La Faillite De Fluid Truck Et La Poursuite De Sa Vente Après Un Remaniement

Dans un rebondissement inattendu, la startup de location de véhicules utilitaires Fluid Truck vient de déposer le bilan, seulement deux mois après que son conseil d’administration ait évincé les co-fondateurs de leurs postes de direction. La société cherche maintenant un repreneur pour poursuivre ses activités, dans le cadre d’une procédure de faillite de type Chapter 11 aux États-Unis.

Fondée en 2016 par le frère et la sœur James Eberhard et Jenifer Snyder, Fluid Truck avait connu une croissance rapide, levant plus de 80 millions de dollars auprès d’investisseurs et se déployant dans 400 villes américaines. Mais la startup s’est vite retrouvée en difficulté financière, accumulant 20,6 millions de dollars de pertes en 2023, en raison d’une conjonction de facteurs macroéconomiques défavorables et d’une mauvaise gestion des sinistres sous la houlette d’Eberhard.

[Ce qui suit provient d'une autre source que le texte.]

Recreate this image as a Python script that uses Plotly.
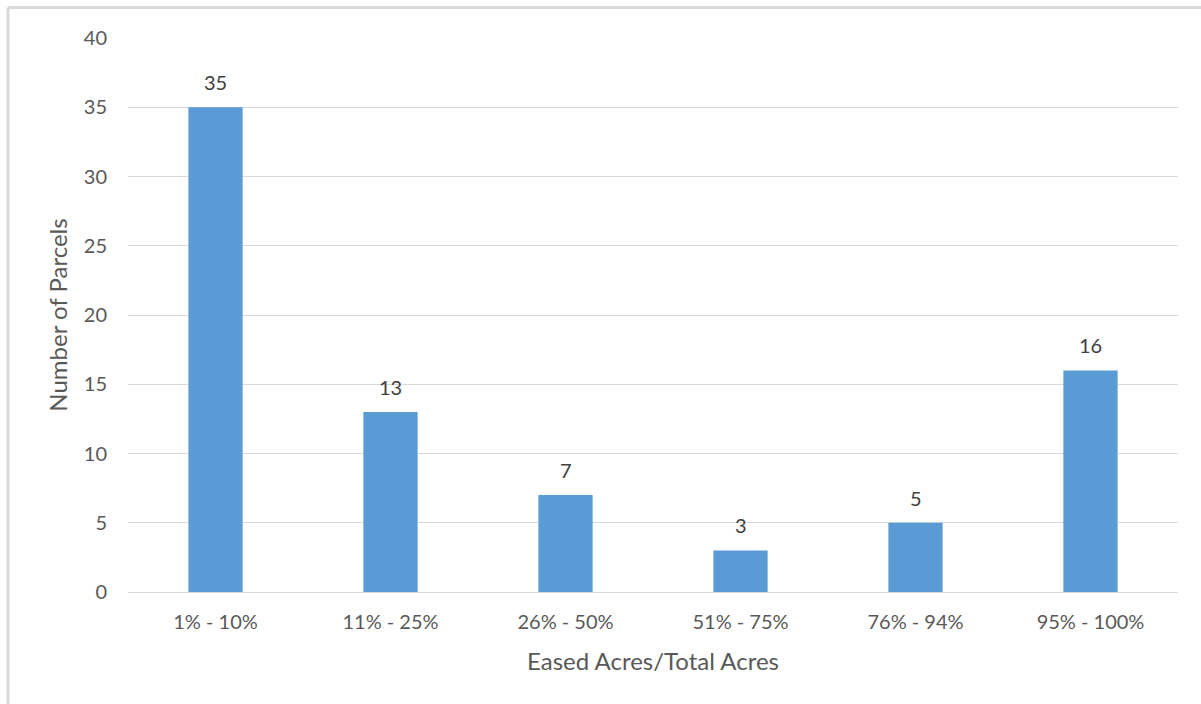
import plotly.graph_objects as go

categories = ["1% - 10%", "11% - 25%", "26% - 50%", "51% - 75%", "76% - 94%", "95% - 100%"]
parcels = [35, 13, 7, 3, 5, 16]
y_ticks = [0, 5, 10, 15, 20, 25, 30, 35, 40]

L, R, T, B = 128, 23, 38, 112
W, H = 1201, 704
pw, ph = W - L - R, H - T - B

def px(x):
    return (x - L) / pw

def py(y):
    return (H - B - y) / ph

font_fam = "Lato, 'Open Sans', sans-serif"

fig = go.Figure(go.Bar(
    x=categories, y=parcels,
    marker=dict(color="#5B9BD5", line=dict(width=0)),
    width=0.31,
))

for c, v in zip(categories, parcels):
    fig.add_annotation(x=c, y=v, text=str(v), showarrow=False,
                       yanchor="middle", yshift=25,
                       font=dict(size=20, color="#404040", family=font_fam))

fig.update_layout(
    width=W, height=H,
    margin=dict(l=L, r=R, t=T, b=B),
    paper_bgcolor="white", plot_bgcolor="white",
    font=dict(family=font_fam, color="#595959", size=20),
    showlegend=False,
    xaxis=dict(
        title=dict(text="Eased Acres/Total Acres", font=dict(size=24, color="#595959"), standoff=21),
        tickfont=dict(size=20, color="#595959"),
        showgrid=False, showline=False, ticks="", ticklabelstandoff=16,
    ),
    yaxis=dict(
        title=dict(text="Number of Parcels", font=dict(size=24, color="#595959"), standoff=9),
        range=[0, 40], tickvals=y_ticks,
        tickfont=dict(size=20, color="#595959"),
        showgrid=True, gridcolor="#d9d9d9", gridwidth=1,
        zeroline=True, zerolinecolor="#d9d9d9", zerolinewidth=1,
        showline=False, ticks="", ticklabelstandoff=20,
    ),
    shapes=[
        dict(type="line", xref="paper", yref="paper",
             x0=px(8), x1=px(1300), y0=py(7.5), y1=py(7.5),
             line=dict(color="#d9d9d9", width=3)),
        dict(type="line", xref="paper", yref="paper",
             x0=px(8), x1=px(8), y0=py(7.5), y1=py(800),
             line=dict(color="#d9d9d9", width=3)),
    ],
)

fig.write_html("out.html")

Un conseil d’administration divisé et un CEO remercié

Les déficits croissants et l’incapacité d’Eberhard à lever de nouveaux fonds ont attisé les tensions au sein du conseil d’administration, notamment avec deux actionnaires minoritaires, Bison Capital et Ingka Investments. En juillet dernier, le conseil a fini par voter le limogeage d’Eberhard et de Snyder. Scott Avila de Paladin Management a été nommé CEO par intérim pour redresser la barre, mais il a vite exploré des options de liquidation de l’entreprise.

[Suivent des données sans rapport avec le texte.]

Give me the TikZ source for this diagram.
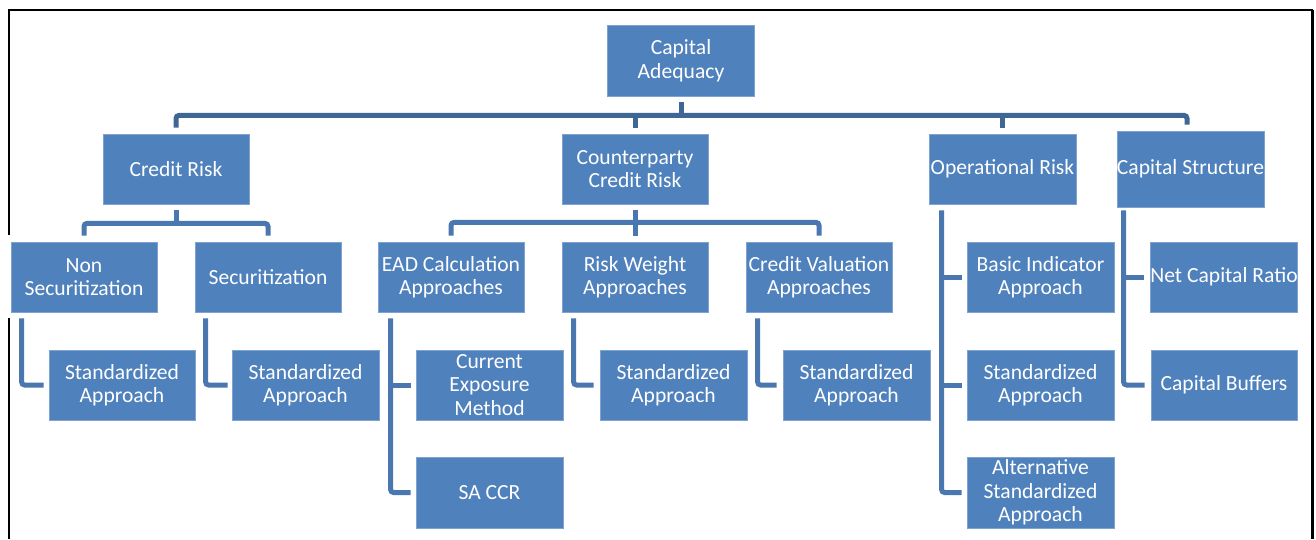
\documentclass[tikz,border=0pt]{standalone}
\usepackage{fontspec}
\setmainfont{Carlito}
\definecolor{boxfill}{HTML}{4F81BD}
\definecolor{boxline}{HTML}{7FA3D1}
\definecolor{topline}{HTML}{3F6795}
\definecolor{subline}{HTML}{4A77B0}
\tikzset{
  box/.style={rectangle, fill=boxfill, draw=boxline, line width=0.8pt,
    minimum width=146pt, minimum height=70pt, inner sep=0pt, align=center,
    text=white, font=\fontsize{21.6}{23.5}\selectfont},
  topconn/.style={draw=topline, line width=5pt, rounded corners=3pt},
  subconn/.style={draw=subline, line width=5pt, rounded corners=3pt},
  frame/.style={draw=black, line width=2pt}
}
\begin{document}
\begin{tikzpicture}[x=1pt,y=-1pt]
\useasboundingbox (0,0) rectangle (1316,539);
% frame
\coordinate (ftl) at (9,10);
\coordinate (ftr) at (1312.5,10);
\coordinate (fbr) at (1312.5,539);
\coordinate (fla) at (9,235);
\coordinate (flb) at (9,318);
\coordinate (flc) at (9,539);
\draw[frame] (fla) -- (ftl) -- (ftr);
\draw[draw=black, line width=3pt] (ftr) -- (fbr);
\draw[frame] (flb) -- (flc);

% level 0 and 1
\node[box, minimum width=147pt, minimum height=71pt] (ca) at (681,60.5) {Capital\\Adequacy};
\node[box] (cr) at (176,169) {Credit Risk};
\node[box] (ccr) at (635,169) {Counterparty\\Credit Risk};
\node[box, minimum width=147pt] (or) at (1002.5,169) {Operational Risk};
\node[box, minimum width=145pt, minimum height=76pt] (cs) at (1190.5,169) {Capital Structure};

% level 2
\node[box] (ns) at (84,277) {Non\\Securitization};
\node[box] (sec) at (268,277) {Securitization};
\node[box] (ead) at (451,277) {EAD Calculation\\Approaches};
\node[box] (rw) at (635,277) {Risk Weight\\Approaches};
\node[box] (cva) at (819,277) {Credit Valuation\\Approaches};
\node[box, minimum width=147pt] (bia) at (1040.5,277) {Basic Indicator\\Approach};
\node[box] (ncr) at (1224,277) {Net Capital Ratio};

% level 3
\node[box] (nsstd) at (122,385) {Standardized\\Approach};
\node[box, minimum width=147pt] (secstd) at (305.5,385) {Standardized\\Approach};
\node[box, minimum width=147pt] (cem) at (489.5,385) {Current\\Exposure\\Method};
\node[box, minimum width=147pt] (rwstd) at (673.5,385) {Standardized\\Approach};
\node[box, minimum width=147pt] (cvastd) at (856.5,385) {Standardized\\Approach};
\node[box, minimum width=147pt] (orstd) at (1040.5,385) {Standardized\\Approach};
\node[box] (cb) at (1224,385) {Capital Buffers};

% level 4
\node[box, minimum width=147pt, minimum height=71pt] (sacr) at (489.5,492.5) {SA CCR};
\node[box, minimum width=147pt, minimum height=71pt] (alt) at (1040.5,492.5) {Alternative\\Standardized\\Approach};

% top connector
\coordinate (bar) at ([yshift=-19pt]ca.south);
\draw[topconn] ([yshift=-6pt]ca.south) -- (bar);
\draw[topconn] ([yshift=6pt]cr.north) |- (bar) -| ([xshift=-3.5pt,yshift=6pt]cs.north);
\draw[topconn] ([yshift=6pt]ccr.north) -- (ccr.north |- bar);
\draw[topconn] ([yshift=6pt]or.north) -- (or.north |- bar);

% credit risk children
\coordinate (crbar) at ([yshift=-19pt]cr.south);
\draw[subconn] ([yshift=-6pt]cr.south) -- (crbar);
\draw[subconn] ([yshift=6pt]ns.north) |- (crbar) -| ([yshift=6pt]sec.north);

% ccr children
\coordinate (ccrbar) at ([yshift=-18pt]ccr.south);
\draw[subconn] ([yshift=-6pt]ccr.south) -- (ccrbar);
\draw[subconn] ([yshift=6pt]ead.north) |- (ccrbar) -| ([yshift=6pt]cva.north);
\draw[subconn] ([yshift=6pt]rw.north) -- (rw.north |- ccrbar);

% elbows
\draw[subconn] ([xshift=11pt,yshift=-6pt]ns.south west) |- ([xshift=-5pt]nsstd.west);
\draw[subconn] ([xshift=11pt,yshift=-6pt]sec.south west) |- ([xshift=-4pt]secstd.west);
\coordinate (eadv) at ([xshift=13pt,yshift=-6pt]ead.south west);
\draw[subconn] (eadv) |- ([xshift=-5pt]sacr.west);
\draw[subconn] ([xshift=-5pt]cem.west) -- (cem.west -| eadv);
\draw[subconn] ([xshift=12pt,yshift=-6pt]rw.south west) |- ([xshift=-6pt]rwstd.west);
\draw[subconn] ([xshift=12pt,yshift=-6pt]cva.south west) |- ([xshift=-6pt]cvastd.west);
\coordinate (orv) at ([xshift=13pt,yshift=-6pt]or.south west);
\draw[subconn] (orv) |- ([xshift=-5pt]alt.west);
\draw[subconn] ([xshift=-5pt]bia.west) -- (bia.west -| orv);
\draw[subconn] ([xshift=-5pt]orstd.west) -- (orstd.west -| orv);
\coordinate (csv) at ([xshift=7pt,yshift=-3pt]cs.south west);
\draw[subconn] (csv) |- ([xshift=-6pt]cb.west);
\draw[subconn] ([xshift=-6pt]ncr.west) -- (ncr.west -| csv);
\end{tikzpicture}
\end{document}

Un repreneur providentiel mais des créanciers lésés

C’est alors que Kingbee Rentals, une agence de location de camionnettes de l’Utah, s’est manifestée pour racheter Fluid Truck. Mais ne pouvant financer seule l’opération, Kingbee s’est associée à des investisseurs existants pour consentir un prêt relais de 7 millions de dollars, le temps de boucler la transaction. Le tribunal des faillites vient d’approuver ce crédit, sachant que Fluid Truck est à court de trésorerie pour maintenir son activité.

Si cela permet de sauver l’entreprise et une partie des emplois, les petits investisseurs regroupés dans le programme Fluid Vehicle Investor Program (FVIP) risquent eux de tout perdre. Fluid Truck leur devait 12 millions de dollars, en plus de 26 millions dus à des fournisseurs. N’étant pas des créanciers privilégiés, ils seront les derniers servis. Un recours collectif a d’ailleurs été lancé par des membres FVIP floués.

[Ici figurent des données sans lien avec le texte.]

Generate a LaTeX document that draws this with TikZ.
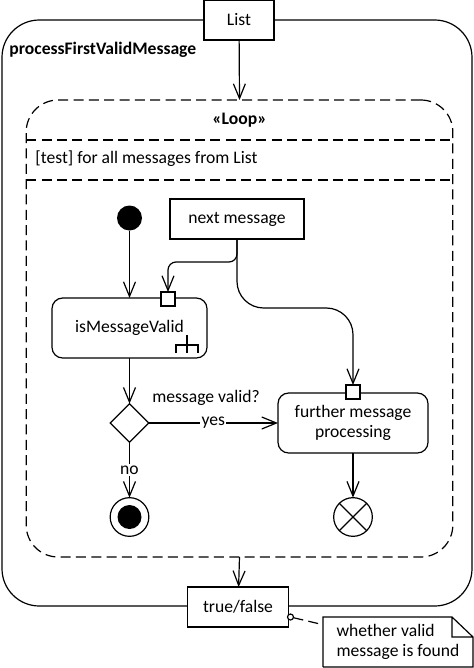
\documentclass[tikz,border=0pt]{standalone}
\usepackage{fontspec}
\setmainfont{Carlito}
\usetikzlibrary{positioning,calc,arrows.meta,shapes.geometric}
\begin{document}
\begin{tikzpicture}[x=0.75pt,y=-0.75pt,line width=0.9pt,
				every node/.style={font=\fontsize{13.2}{15}\selectfont,outer sep=0pt},
				block/.style={draw,rectangle,fill=white,minimum width=#1,minimum height=30pt},
				action/.style={draw,rectangle,rounded corners=8pt,align=center,minimum width=#1,minimum height=45pt},
				pin/.style={draw,rectangle,fill=white,inner sep=0pt,minimum size=10.5pt},
				flow/.style={-{Straight Barb[length=11pt,width=9pt]}},
				region/.style={dash pattern=on 7.5pt off 4pt},
				tag/.style={fill=white,inner sep=1pt}]
				\useasboundingbox (0,0) rectangle (474,668);
				\node (FRAME)   [draw,rounded corners=28pt,minimum width=352.5pt,minimum height=439.5pt] at (237,313) {};
				\node (LOOP)    [draw,region,rounded corners=24pt,minimum width=320pt,minimum height=342.75pt] at (239.5,328.5) {};
				\node (LIST)    [block=52.5pt] at (239,20) {List};
				\node (RESULT)  [block=75.75pt] at (238,607) {true/false};
				\node (TITLE)   [anchor=west,font=\fontsize{13.2}{15}\selectfont\bfseries] at (5,50) {processFirstValidMessage};
				\node (STEREO)  [font=\fontsize{13.2}{15}\selectfont\bfseries] at (239.5,120) {«Loop»};
				\node (TEST)    [anchor=west] at (31,159) {[test] for all messages from List};
				\node (INIT)    [circle,fill=black,minimum size=18.75pt,inner sep=0pt] at (129.5,218) {};
				\node (NEXT)    [block=100.5pt] at (237,219) {next message};
				\node (VALID)   [action=116.25pt] at (129.5,328) {isMessageValid};
				\node (PIN1)    [pin] at (168,299) {};
				\node (DEC)     [diamond,draw,minimum size=29pt,inner sep=0pt] at (129.5,423) {};
				\node (QUESTION) at (206,398) {message valid?};
				\node (FURTHER) [action=112.5pt] at (353,423) {further message\\processing};
				\node (PIN2)    [pin] at (353,392) {};
				\node (FINAL)   [circle,draw,minimum size=29pt,inner sep=0pt] at (129.5,517) {};
				\node (FLOWEND) [circle,draw,minimum size=29pt,inner sep=0pt] at (353,517) {};
				\node (NOTE)    [anchor=north west,align=left,inner xsep=7.5pt,minimum width=112.5pt,minimum height=37.5pt] at (323,617) {whether valid\\message is found};
				\node (KNOB)    [circle,draw,fill=white,inner sep=0pt,minimum size=4.5pt] at ($(RESULT.east)+(2,10)$) {};
				\coordinate (BEND) at (0,308);

				\draw[flow] (LIST) -- (LOOP.north);
				\draw[flow] (LOOP.south) -- (RESULT);
				\draw[flow] (INIT) -- (VALID);
				\draw[flow,rounded corners=6pt] (NEXT.south) -- ++(0,23) -| (PIN1.north);
				\draw[flow,rounded corners=20pt] (NEXT.south) -- (NEXT.south |- BEND) -- (PIN2.north |- BEND) -- (PIN2.north);
				\draw[flow] (VALID) -- (DEC);
				\draw[flow] (DEC) -- node[tag] {yes} (FURTHER);
				\draw[flow] (DEC) -- node[tag] {no} (FINAL);
				\draw[flow] (FURTHER) -- (FLOWEND);
				\fill (FINAL) circle (9pt);
				\draw (FLOWEND.north west) -- (FLOWEND.south east) (FLOWEND.north east) -- (FLOWEND.south west);
				\draw ($(VALID.south east)+(-20,-23)$) -- ++(0,18) ($(VALID.south east)+(-31,-5)$) |- ++(22,-8) -- ++(0,8);
				\draw[region] (LOOP.west |- 0,140) -- (LOOP.east |- 0,140) (LOOP.west |- 0,180) -- (LOOP.east |- 0,180);
				\draw (NOTE.south west) |- ($(NOTE.north east)+(-21,0)$) -- ($(NOTE.north east)+(0,20)$) |- (NOTE.south west)
					($(NOTE.north east)+(-21,0)$) |- ($(NOTE.north east)+(0,20)$);
				\draw[region] (KNOB) -- (NOTE.167);
			\end{tikzpicture}
\end{document}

Les leçons d’une croissance mal maîtrisée

Le cas Fluid Truck illustre les risques d’une hypercroissance et d’une gouvernance défaillante pour une jeune pousse, aussi prometteuse soit-elle. Malgré un modèle en apparence séduisant – le « Zipcar des utilitaires » – la startup s’est déployée trop vite sans maîtriser ses coûts ni ses processus, en réinvestissant sans compter l’argent des investisseurs.

Les dérives de son co-fondateur – dépenses inconsidérées, mauvaise gestion des sinistres – ont fini par plomber l’entreprise, sur fond de dégradation de la conjoncture économique. Pris de court, le conseil d’administration a du trancher dans le vif pour éviter la liquidation, au prix d’une violation de la confiance des petits porteurs du programme FVIP.

Il reste à espérer que le repreneur Kingbee parviendra à relancer l’activité sur des bases plus saines, en tirant les leçons des errements passés. Mais le mal est fait pour les investisseurs non sécurisés et pour l’image de la startup, qui avait suscité de grands espoirs. Un nouveau symptôme, s’il en fallait, de la « gueule de bois » qui menace aujourd’hui les licornes technologiques après les excès des années fastes.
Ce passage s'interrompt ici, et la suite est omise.